Likely I have 10 or 20 minutes on this Saturday morning by the gas-lit fire, on an overcase January morning, before the door leading to the garage bursts open and my grandson hits the hardwood floor and begins his enthusiastic and nervous jumping (oh, here he comes now....). There goes quietude and focus on the pain running down my leg, and enter joy and chaos as his innocence is celebrated.
On distraction, it is still mostly the order of my days.... a world of deadlines and extreme focus and productivity in the creation of future vials of clear liquid, delivering life-saving drugs, and this year, a vaccine for this special virus which has upset the known world.
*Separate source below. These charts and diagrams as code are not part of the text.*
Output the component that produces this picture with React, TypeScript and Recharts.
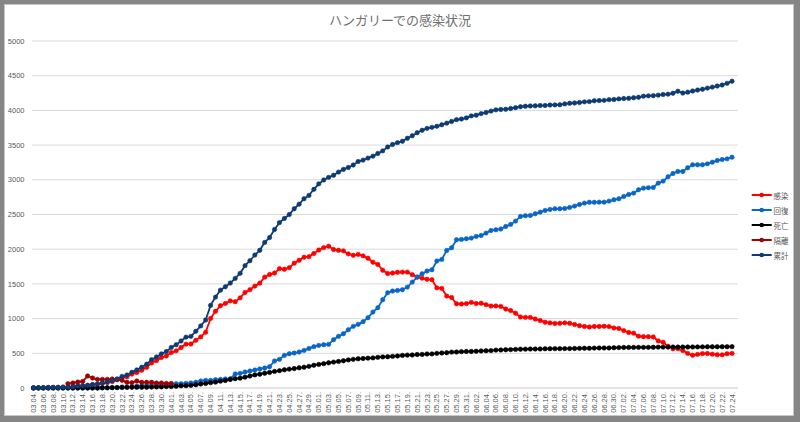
import React from "react";
import { LineChart, Line, XAxis, YAxis, CartesianGrid, Legend } from "recharts";

// day labels, 03.04. .. 07.24.
const dates = [
  "03.04.", "03.05.", "03.06.", "03.07.", "03.08.", "03.09.", "03.10.", "03.11.", "03.12.", "03.13.",
  "03.14.", "03.15.", "03.16.", "03.17.", "03.18.", "03.19.", "03.20.", "03.21.", "03.22.", "03.23.",
  "03.24.", "03.25.", "03.26.", "03.27.", "03.28.", "03.29.", "03.30.", "03.31.",
  "04.01.", "04.02.", "04.03.", "04.04.", "04.05.", "04.06.", "04.07.", "04.08.", "04.09.", "04.10.",
  "04.11.", "04.12.", "04.13.", "04.14.", "04.15.", "04.16.", "04.17.", "04.18.", "04.19.", "04.20.",
  "04.21.", "04.22.", "04.23.", "04.24.", "04.25.", "04.26.", "04.27.", "04.28.", "04.29.", "04.30.",
  "05.01.", "05.02.", "05.03.", "05.04.", "05.05.", "05.06.", "05.07.", "05.08.", "05.09.", "05.10.",
  "05.11.", "05.12.", "05.13.", "05.14.", "05.15.", "05.16.", "05.17.", "05.18.", "05.19.", "05.20.",
  "05.21.", "05.22.", "05.23.", "05.24.", "05.25.", "05.26.", "05.27.", "05.28.", "05.29.", "05.30.", "05.31.",
  "06.01.", "06.02.", "06.03.", "06.04.", "06.05.", "06.06.", "06.07.", "06.08.", "06.09.", "06.10.",
  "06.11.", "06.12.", "06.13.", "06.14.", "06.15.", "06.16.", "06.17.", "06.18.", "06.19.", "06.20.",
  "06.21.", "06.22.", "06.23.", "06.24.", "06.25.", "06.26.", "06.27.", "06.28.", "06.29.", "06.30.",
  "07.01.", "07.02.", "07.03.", "07.04.", "07.05.", "07.06.", "07.07.", "07.08.", "07.09.", "07.10.",
  "07.11.", "07.12.", "07.13.", "07.14.", "07.15.", "07.16.", "07.17.", "07.18.", "07.19.", "07.20.",
  "07.21.", "07.22.", "07.23.", "07.24.",
];

// 感染
const active = [
  2, 4, 5, 7, 9, 9, 13, 13, 19, 30,
  31, 38, 48, 56, 67, 79, 92, 118, 144, 162,
  200, 223, 256, 298, 361, 395, 439, 461, 511, 535,
  584, 632, 634, 688, 736, 804, 1003, 1105, 1186, 1219,
  1256, 1243, 1299, 1377, 1417, 1468, 1511, 1597, 1636, 1656,
  1720, 1711, 1734, 1799, 1840, 1885, 1893, 1939, 1988, 2023,
  2043, 1996, 1984, 1976, 1933, 1912, 1925, 1904, 1870, 1813,
  1781, 1697, 1649, 1656, 1667, 1670, 1670, 1633, 1598, 1583,
  1566, 1561, 1443, 1435, 1325, 1303, 1213, 1211, 1216, 1234,
  1217, 1222, 1201, 1181, 1182, 1176, 1138, 1117, 1078, 1022,
  1018, 1017, 994, 973, 948, 938, 930, 932, 939, 932,
  916, 898, 887, 879, 887, 887, 890, 885, 865, 858,
  827, 800, 790, 747, 739, 739, 735, 679, 659, 602,
  566, 567, 540, 499, 472, 485, 496, 497, 488, 479,
  478, 493, 499,
];

// 回復
const recovered = [
  0, 0, 0, 0, 0, 0, 0, 0, 0, 0,
  0, 0, 1, 1, 2, 2, 7, 7, 16, 16,
  16, 28, 34, 34, 34, 37, 37, 44, 53, 62,
  62, 67, 72, 82, 101, 110, 110, 120, 125, 130,
  134, 202, 211, 230, 245, 259, 274, 288, 307, 389,
  413, 470, 494, 504, 518, 542, 570, 596, 614, 624,
  629, 696, 744, 782, 840, 888, 917, 955, 1013, 1094,
  1157, 1272, 1373, 1397, 1406, 1416, 1454, 1526, 1598, 1646,
  1685, 1704, 1829, 1853, 1982, 2021, 2136, 2141, 2150, 2160,
  2184, 2198, 2232, 2270, 2280, 2290, 2328, 2357, 2405, 2472,
  2482, 2486, 2510, 2534, 2558, 2573, 2582, 2582, 2587, 2602,
  2621, 2645, 2664, 2676, 2676, 2678, 2678, 2693, 2712, 2726,
  2760, 2789, 2808, 2856, 2880, 2885, 2890, 2952, 2981, 3043,
  3091, 3120, 3120, 3173, 3216, 3216, 3216, 3230, 3254, 3278,
  3293, 3302, 3326,
];

// 死亡
const deaths = [
  0, 0, 0, 0, 0, 0, 0, 0, 0, 0,
  1, 1, 1, 1, 4, 4, 4, 6, 7, 9,
  10, 10, 10, 11, 13, 15, 16, 20, 21, 26,
  32, 34, 38, 47, 58, 66, 77, 85, 99, 109,
  122, 134, 142, 156, 172, 189, 199, 213, 225, 239,
  250, 262, 272, 280, 291, 300, 312, 328, 340, 351,
  363, 373, 383, 392, 405, 413, 421, 425, 430, 434,
  442, 448, 451, 456, 462, 470, 474, 476, 482, 484,
  490, 491, 499, 505, 509, 517, 518, 524, 526, 527,
  530, 534, 537, 539, 546, 548, 551, 553, 556, 559,
  560, 561, 562, 563, 565, 566, 567, 567, 568, 568,
  570, 571, 572, 572, 575, 577, 577, 577, 580, 582,
  584, 585, 585, 586, 586, 586, 587, 589, 589, 589,
  590, 590, 590, 591, 591, 592, 593, 594, 594, 594,
  595, 595, 596,
];

// 隔離 (only reported 03.11. - 04.01.)
const isolatedFrom = "03.11.";
const isolated = [
  62, 72, 86, 96, 173, 144, 125, 125, 125, 130,
  125, 110, 82, 77, 101, 82, 82, 82, 72, 72,
  67, 67,
];

// 累計
const total = [
  2, 4, 5, 7, 9, 9, 13, 13, 19, 30,
  32, 39, 50, 58, 73, 85, 103, 131, 167, 187,
  226, 261, 300, 343, 408, 447, 492, 525, 585, 623,
  678, 733, 744, 817, 895, 980, 1190, 1310, 1410, 1458,
  1512, 1579, 1652, 1763, 1834, 1916, 1984, 2098, 2168, 2284,
  2383, 2443, 2500, 2583, 2649, 2727, 2775, 2863, 2942, 2998,
  3035, 3065, 3111, 3150, 3178, 3213, 3263, 3284, 3313, 3341,
  3380, 3417, 3473, 3509, 3535, 3556, 3598, 3635, 3678, 3713,
  3741, 3756, 3771, 3793, 3816, 3841, 3867, 3876, 3892, 3921,
  3931, 3954, 3970, 3990, 4008, 4014, 4017, 4027, 4039, 4053,
  4060, 4064, 4066, 4070, 4071, 4077, 4079, 4081, 4094, 4102,
  4107, 4114, 4123, 4127, 4138, 4142, 4145, 4155, 4157, 4166,
  4171, 4174, 4183, 4189, 4205, 4210, 4212, 4220, 4229, 4234,
  4247, 4277, 4250, 4263, 4279, 4293, 4305, 4321, 4336, 4351,
  4366, 4390, 4421,
];

const yTicks = [0, 500, 1000, 1500, 2000, 2500, 3000, 3500, 4000, 4500, 5000];

const series = [
  { key: "active", name: "感染", color: "#FF0000" },
  { key: "recovered", name: "回復", color: "#0A66C6" },
  { key: "deaths", name: "死亡", color: "#000000" },
  { key: "isolated", name: "隔離", color: "#A00000" },
  { key: "total", name: "累計", color: "#0E3B70" },
];

const isoStart = dates.indexOf(isolatedFrom);

const data = dates.map((date, i) => ({
  date,
  active: active[i],
  recovered: recovered[i],
  deaths: deaths[i],
  isolated: i >= isoStart && i < isoStart + isolated.length ? isolated[i - isoStart] : null,
  total: total[i],
}));

const font = "'Liberation Sans', Arial, sans-serif";
const jpFont = "'Noto Sans CJK JP', sans-serif";

const DateTick = ({ x, y, payload }: any) => (
  <text
    x={x}
    y={y}
    transform={`rotate(-90 ${x} ${y})`}
    textAnchor="end"
    dominantBaseline="central"
    fontSize={7.5}
    fontFamily={font}
    fill="#595959"
  >
    {payload.value}
  </text>
);

// legend rows are 15px apart
const renderLegend = () => (
  <svg width={46} height={76}>
    {series.map((s, i) => (
      <g key={s.key}>
        <line x1={1.7} x2={21.7} y1={5 + i * 15} y2={5 + i * 15} stroke={s.color} strokeWidth={2} />
        <circle cx={11.7} cy={5 + i * 15} r={2.3} fill={s.color} />
        <text x={23.5} y={5 + i * 15} dominantBaseline="central" fontSize={7.5} fontFamily={jpFont} fill="#595959">
          {s.name}
        </text>
      </g>
    ))}
  </svg>
);

const App: React.FC = () => {
  return (
    <div style={{ position: "relative", width: 800, height: 422, background: "#868686" }}>
      <style>{"body{margin:0}"}</style>
      <div
        style={{
          position: "absolute",
          left: 4,
          top: 4,
          width: 788,
          height: 410,
          background: "#fff",
          border: "1px solid #c8c8c8",
        }}
      />
      <div
        style={{
          position: "absolute",
          top: 10,
          left: 0,
          width: 800,
          textAlign: "center",
          fontFamily: jpFont,
          fontSize: 13,
          color: "#707070",
        }}
      >
        ハンガリーでの感染状況
      </div>

      <LineChart
        width={800}
        height={422}
        data={data}
        margin={{ top: 41, right: 62, bottom: 0, left: 0 }}
        style={{ position: "absolute", left: 0, top: 0 }}
      >
        <CartesianGrid vertical={false} stroke="#d9d9d9" />
        <XAxis
          dataKey="date"
          interval={1}
          height={34}
          tickSize={0}
          tickMargin={4}
          tickLine={false}
          axisLine={{ stroke: "#d9d9d9" }}
          padding={{ left: 1.5, right: 6 }}
          tick={<DateTick />}
        />
        <YAxis
          domain={[0, 5000]}
          ticks={yTicks}
          interval={0}
          width={32}
          tickSize={0}
          tickMargin={7.5}
          axisLine={false}
          tickLine={false}
          tick={{ fontSize: 7.5, fill: "#595959", fontFamily: font }}
        />
        <Legend
          content={renderLegend}
          layout="horizontal"
          align="center"
          verticalAlign="middle"
          wrapperStyle={{ left: 750, top: 190, width: 46, height: 76 }}
        />
        {series.map((s) => (
          <Line
            key={s.key}
            type="linear"
            dataKey={s.key}
            name={s.name}
            stroke={s.color}
            strokeWidth={1.8}
            dot={{ r: 2.2, fill: s.color, stroke: s.color, strokeWidth: 0.6 }}
            activeDot={false}
            isAnimationActive={false}
          />
        ))}
      </LineChart>
    </div>
  );
};

export default App;
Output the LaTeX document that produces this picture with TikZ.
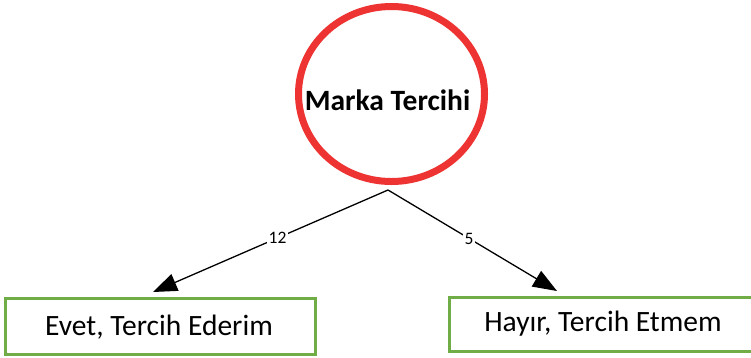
\documentclass[tikz,border=0pt]{standalone}
\usepackage{fontspec}
\setmainfont{Carlito}
\usetikzlibrary{shapes.geometric,arrows.meta}
\definecolor{ringred}{HTML}{EE3333}
\definecolor{boxgreen}{HTML}{70AD47}
\begin{document}
\begin{tikzpicture}[x=1pt,y=-1pt,
  ring/.style={draw=ringred,line width=7pt,ellipse,minimum width=186pt,minimum height=175pt,inner sep=0pt},
  answer/.style={draw=boxgreen,line width=3pt,rectangle,inner sep=0pt},
  bigtext/.style={font=\fontsize{29.5}{34}\selectfont,inner sep=0pt},
  link/.style={line width=1.3pt,-{Triangle[length=24pt,width=18pt]}},
  count/.style={fill=white,inner sep=1.5pt,font=\fontsize{17.5}{20}\selectfont}]
\useasboundingbox (0,0) rectangle (751,357);
\begin{scope}
\clip (0,0) rectangle (751,357);
% central ellipse and its title
\node[ring] (brand) at (391.5,94) {};
\node[bigtext,font=\fontsize{29.5}{34}\selectfont\bfseries] (brandtext) at (387.5,100) {Marka Tercihi};
% answer boxes
\node[answer,minimum width=310pt,minimum height=56pt] (yes) at (160,326.5) {};
\node[bigtext] (yestext) at (159,327) {Evet, Tercih Ederim};
\node[answer,minimum width=330pt,minimum height=54pt,anchor=west] (no) at (448,324.5) {};
\node[bigtext] (notext) at (603,324) {Hayır, Tercih Etmem};
% connectors with counts
\coordinate (apex) at (388,190);
\coordinate (tipyes) at (153,292);
\coordinate (tipno) at (557,291);
\draw[link] (apex) -- node[count,pos=0.47] {12} (tipyes);
\draw[link] (apex) -- node[count,pos=0.48] {5} (tipno);
\end{scope}
\end{tikzpicture}
\end{document}
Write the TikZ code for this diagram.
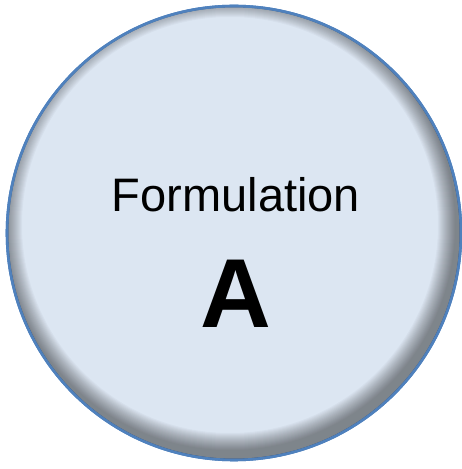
\documentclass[tikz,border=0pt]{standalone}
\usepackage{fontspec}
\setmainfont{Liberation Sans}
\usepackage{xcolor}
\usetikzlibrary{positioning}

\definecolor{bubblefill}{HTML}{DCE6F2}
\definecolor{bubbleline}{HTML}{4F81BD}

\begin{document}
\begin{tikzpicture}[
    x=1pt, y=1pt,
    bubble/.style={circle, draw=bubbleline, fill=bubblefill, line width=2.6pt,
                   minimum size=454pt, inner sep=0pt},
    title/.style={anchor=base, font=\fontsize{47}{56}\selectfont},
    letter/.style={anchor=base, font=\fontsize{98}{110}\selectfont\bfseries},
]
\useasboundingbox (0,0) rectangle (461,469);

% Circle
\node[bubble] (bubble) at (234,236) {};

% Inner shadow
\begin{scope}
  \clip (234,236) circle (226);
  \foreach \k in {1,...,18}
    \fill[black, opacity=0.028, even odd rule] (230,244) circle (250) (230,244) circle (226-\k);
\end{scope}
\draw[bubbleline, line width=2.6pt] (bubble.center) circle (227);

% Labels
\node[title] (name) at (236,257) {Formulation};
\node[letter] (tag) at (236,141) {A};

\end{tikzpicture}
\end{document}
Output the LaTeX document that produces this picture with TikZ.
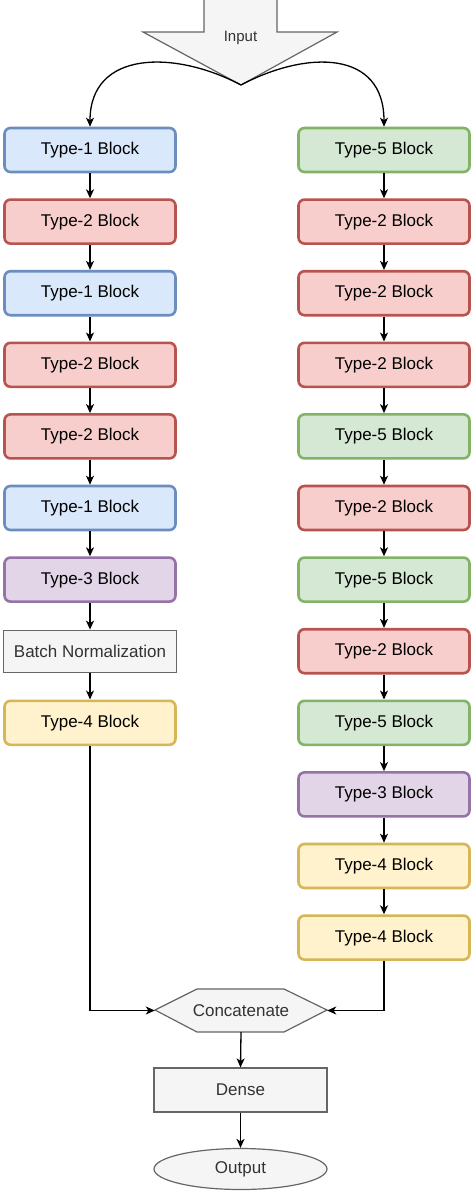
\documentclass[tikz,border=0pt]{standalone}
\usepackage{fontspec}
\setmainfont{Liberation Sans}
\usetikzlibrary{arrows.meta,shapes.geometric}
\definecolor{blueF}{HTML}{DAE8FC}\definecolor{blueD}{HTML}{6C8EBF}
\definecolor{redF}{HTML}{F8CECC}\definecolor{redD}{HTML}{B85450}
\definecolor{greenF}{HTML}{D5E8D4}\definecolor{greenD}{HTML}{82B366}
\definecolor{purF}{HTML}{E1D5E7}\definecolor{purD}{HTML}{9673A6}
\definecolor{yelF}{HTML}{FFF2CC}\definecolor{yelD}{HTML}{D6B656}
\definecolor{grayF}{HTML}{F5F5F5}\definecolor{grayD}{HTML}{666666}\definecolor{grayT}{HTML}{333333}
\begin{document}
\begin{tikzpicture}[x=1pt,y=-1pt,
  blk/.style={draw, rounded corners=6pt, line width=2.6pt, minimum width=171pt, minimum height=44pt,
    inner sep=0pt, font=\fontsize{17}{20}\selectfont, text=black},
  t1/.style={blk, fill=blueF, draw=blueD},
  t2/.style={blk, fill=redF, draw=redD},
  t3/.style={blk, fill=purF, draw=purD},
  t4/.style={blk, fill=yelF, draw=yelD},
  t5/.style={blk, fill=greenF, draw=greenD},
  graybox/.style={draw=grayD, fill=grayF, line width=1.2pt, text=grayT, inner sep=0pt,
    font=\fontsize{17}{20}\selectfont},
  arr/.style={draw=black, line width=1.3pt, -{Stealth[length=9pt,width=8pt,inset=2.5pt]}}
]
\useasboundingbox (0,0) rectangle (474,1192);
\fill[white] (0,0) rectangle (474,1192);
\clip (0,0) rectangle (474,1192);

% Input arrow
\draw[grayD, fill=grayF, line width=1.2pt, line join=miter]
  (204,-5) -- (204,32) -- (143,32) -- (241,85) -- (337,32) -- (277,32) -- (277,-5);
\node[text=grayT, font=\fontsize{15}{18}\selectfont] (input) at (240.5,38) {Input};
\coordinate (tip) at (241,85);

% Left column
\node[t1] (L1) at (90,150) {Type-1 Block};
\node[t2] (L2) at (90,221.6) {Type-2 Block};
\node[t1] (L3) at (90,293.2) {Type-1 Block};
\node[t2] (L4) at (90,364.8) {Type-2 Block};
\node[t2] (L5) at (90,436.4) {Type-2 Block};
\node[t1] (L6) at (90,508) {Type-1 Block};
\node[t3] (L7) at (90,579.6) {Type-3 Block};
\node[graybox, minimum width=173pt, minimum height=42pt] (L8) at (90,651.2) {Batch Normalization};
\node[t4] (L9) at (90,722.8) {Type-4 Block};

% Right column
\node[t5] (R1) at (384,150) {Type-5 Block};
\node[t2] (R2) at (384,221.6) {Type-2 Block};
\node[t2] (R3) at (384,293.2) {Type-2 Block};
\node[t2] (R4) at (384,364.8) {Type-2 Block};
\node[t5] (R5) at (384,436.4) {Type-5 Block};
\node[t2] (R6) at (384,508) {Type-2 Block};
\node[t5] (R7) at (384,579.6) {Type-5 Block};
\node[t2] (R8) at (384,651.2) {Type-2 Block};
\node[t5] (R9) at (384,722.8) {Type-5 Block};
\node[t3] (R10) at (384,794.4) {Type-3 Block};
\node[t4] (R11) at (384,866) {Type-4 Block};
\node[t4] (R12) at (384,937.6) {Type-4 Block};

% Concatenate hexagon
\draw[grayD, fill=grayF, line width=1.2pt]
  (155,1010) -- (197,989) -- (284,989) -- (327,1010) -- (284,1032) -- (197,1032) -- cycle;
\node[text=grayT, font=\fontsize{17}{20}\selectfont, minimum width=172pt, minimum height=43pt, inner sep=0pt]
  (concat) at (241,1010.5) {Concatenate};

\node[graybox, minimum width=173pt, minimum height=44pt] (dense) at (240.5,1090) {Dense};
\node[graybox, ellipse, minimum width=173pt, minimum height=41pt] (output) at (240.5,1169) {Output};

% connectors
\draw[arr] (tip) .. controls (175,50) and (90,50) .. (L1.north);
\draw[arr] (tip) .. controls (307,50) and (384,50) .. (R1.north);
\foreach \a/\b in {L1/L2,L2/L3,L3/L4,L4/L5,L5/L6,L6/L7,L7/L8,L8/L9,
  R1/R2,R2/R3,R3/R4,R4/R5,R5/R6,R6/R7,R7/R8,R8/R9,R9/R10,R10/R11,R11/R12}
  \draw[arr] (\a.south) -- (\b.north);
\draw[arr] (L9.south) |- (concat.west);
\draw[arr] (R12.south) |- (concat.east);
\draw[arr] (concat.south) -- (dense.north);
\draw[arr] (dense.south) -- (output.north);
\end{tikzpicture}
\end{document}
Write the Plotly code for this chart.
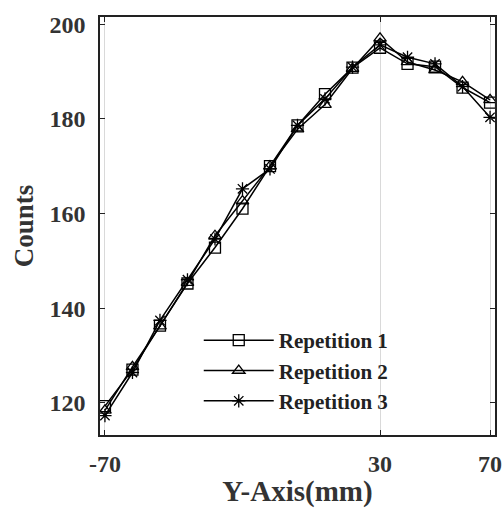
import plotly.graph_objects as go

x_mm = [-70, -60, -50, -40, -30, -20, -10, 0, 10, 20, 30, 40, 50, 60, 70]
rep1 = [119.3, 127.0, 136.3, 145.2, 152.8, 161.0, 170.0, 178.6, 185.2, 190.8, 195.0, 191.6, 191.0, 186.6, 183.4]
rep2 = [118.4, 127.6, 136.2, 145.4, 155.3, 162.6, 170.0, 177.8, 183.0, 190.6, 197.0, 192.0, 190.3, 187.8, 184.0]
rep3 = [117.3, 126.4, 137.4, 146.0, 154.6, 165.2, 169.4, 178.6, 184.2, 190.9, 195.6, 193.0, 191.6, 186.8, 180.3]

series = [("Repetition 1", rep1, "square-open"),
          ("Repetition 2", rep2, "triangle-up-open"),
          ("Repetition 3", rep3, "asterisk-open")]

fig = go.Figure()
for name, ys, sym in series:
    fig.add_trace(go.Scatter(
        x=x_mm, y=ys, name=name, mode="lines+markers",
        line=dict(color="black", width=1.5),
        marker=dict(symbol=sym, size=11, color="black", line=dict(width=1.3, color="black")),
    ))

font_family = "Liberation Serif"
fig.update_layout(
    width=502, height=508,
    margin=dict(l=100, r=7, t=17, b=73),
    paper_bgcolor="white", plot_bgcolor="white",
    font=dict(family=font_family, color="#333333", size=20),
    showlegend=True,
    legend=dict(x=0.25, y=0.275, xanchor="left", yanchor="top",
                bgcolor="rgba(0,0,0,0)", borderwidth=0,
                font=dict(family=font_family, size=21, color="#222222", weight="bold"),
                itemwidth=70, tracegroupgap=0),
)
fig.update_xaxes(
    range=[-71.8, 71.8], tickvals=[-70, 30, 70], ticktext=["-70", "30", "70"],
    showgrid=True, gridcolor="#d9d9d9", gridwidth=1, automargin=False,
    showline=True, linecolor="#222222", linewidth=1.5, mirror="ticks",
    ticks="inside", ticklen=5, tickcolor="#222222", zeroline=False,
    tickfont=dict(family=font_family, size=24, color="#333333", weight="bold"),
    ticklabelstandoff=6, ticklabeloverflow="allow",
    title=dict(text="Y-Axis(mm)", standoff=13,
               font=dict(family=font_family, size=29, color="#333333", weight="bold")),
)
fig.update_yaxes(
    range=[113.2, 201.5], tickvals=[120, 140, 160, 180, 200],
    showgrid=False, automargin=False,
    showline=True, linecolor="#222222", linewidth=1.5, mirror="ticks",
    ticks="inside", ticklen=5, tickcolor="#222222", zeroline=False,
    tickfont=dict(family=font_family, size=24, color="#333333", weight="bold"),
    ticklabelstandoff=8, ticklabeloverflow="allow",
    title=dict(text="Counts", standoff=8,
               font=dict(family=font_family, size=27, color="#333333", weight="bold")),
)

fig.write_html("out.html")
My Saturdays are my solitude, when I distill my nightly diversions (reading in bed) into digestable summaries to tuck away in slender volumes before delivery to my basement study, the holders of my mysteries.
Kingsolver I read back to back, the Poisonwood, now this, and it turned out to be a fine decision. Many years betwixt these widely divergent missives – the one grand and sweeping and voluminous – and this one tight, spare and of pure essense. She reminds me that poetry is delightful, if we take the care to tune our ear, and so personal. I feel I know this lady, whom I’ll never meet of course, through her work. And it is a relationship worth having, her talent is refined but, mostly, her spirit is seeking and pure. We have some kinship, both spending time in the blue grass of Kentucky and both arising from severely traumatizing religious training (me thinks). I doubt either of us regret it, since emergence from the dark cellar early in life makes the whole world a wonder today. Freedom is always relished, the dark past never that far behind.
I’m not going to quote the 3 sections I marked with pencil, as is my cumbersome wont, but I will say that this slim volume of poetry enriched me and whetted my appetite for poetry (again), and not only the crude ravings of that sad misnthrope (Henry Chinaski) who can be read with pleasure in altered states. Kingsolver goes deep, gets microscopic and then, intergalactic, within a sentence or two. She connects we humans together, reminds us of what matters, and interlaced our dominion with the natural world of plants, animals and the weather than randomly swarms our globe. Now I place my beautifully autographed volume away, and return to the hot mess of chaos on our news, as our democracy absorbs the slings and arrows of human hubris and re-sorts itself in un-imaginable and un-original ways of nature. Must it be broken now that it has evolved to an unhealthy state? I hope not, I want to return to my yard and loved ones, and celebrate those lives. As the author just taught me.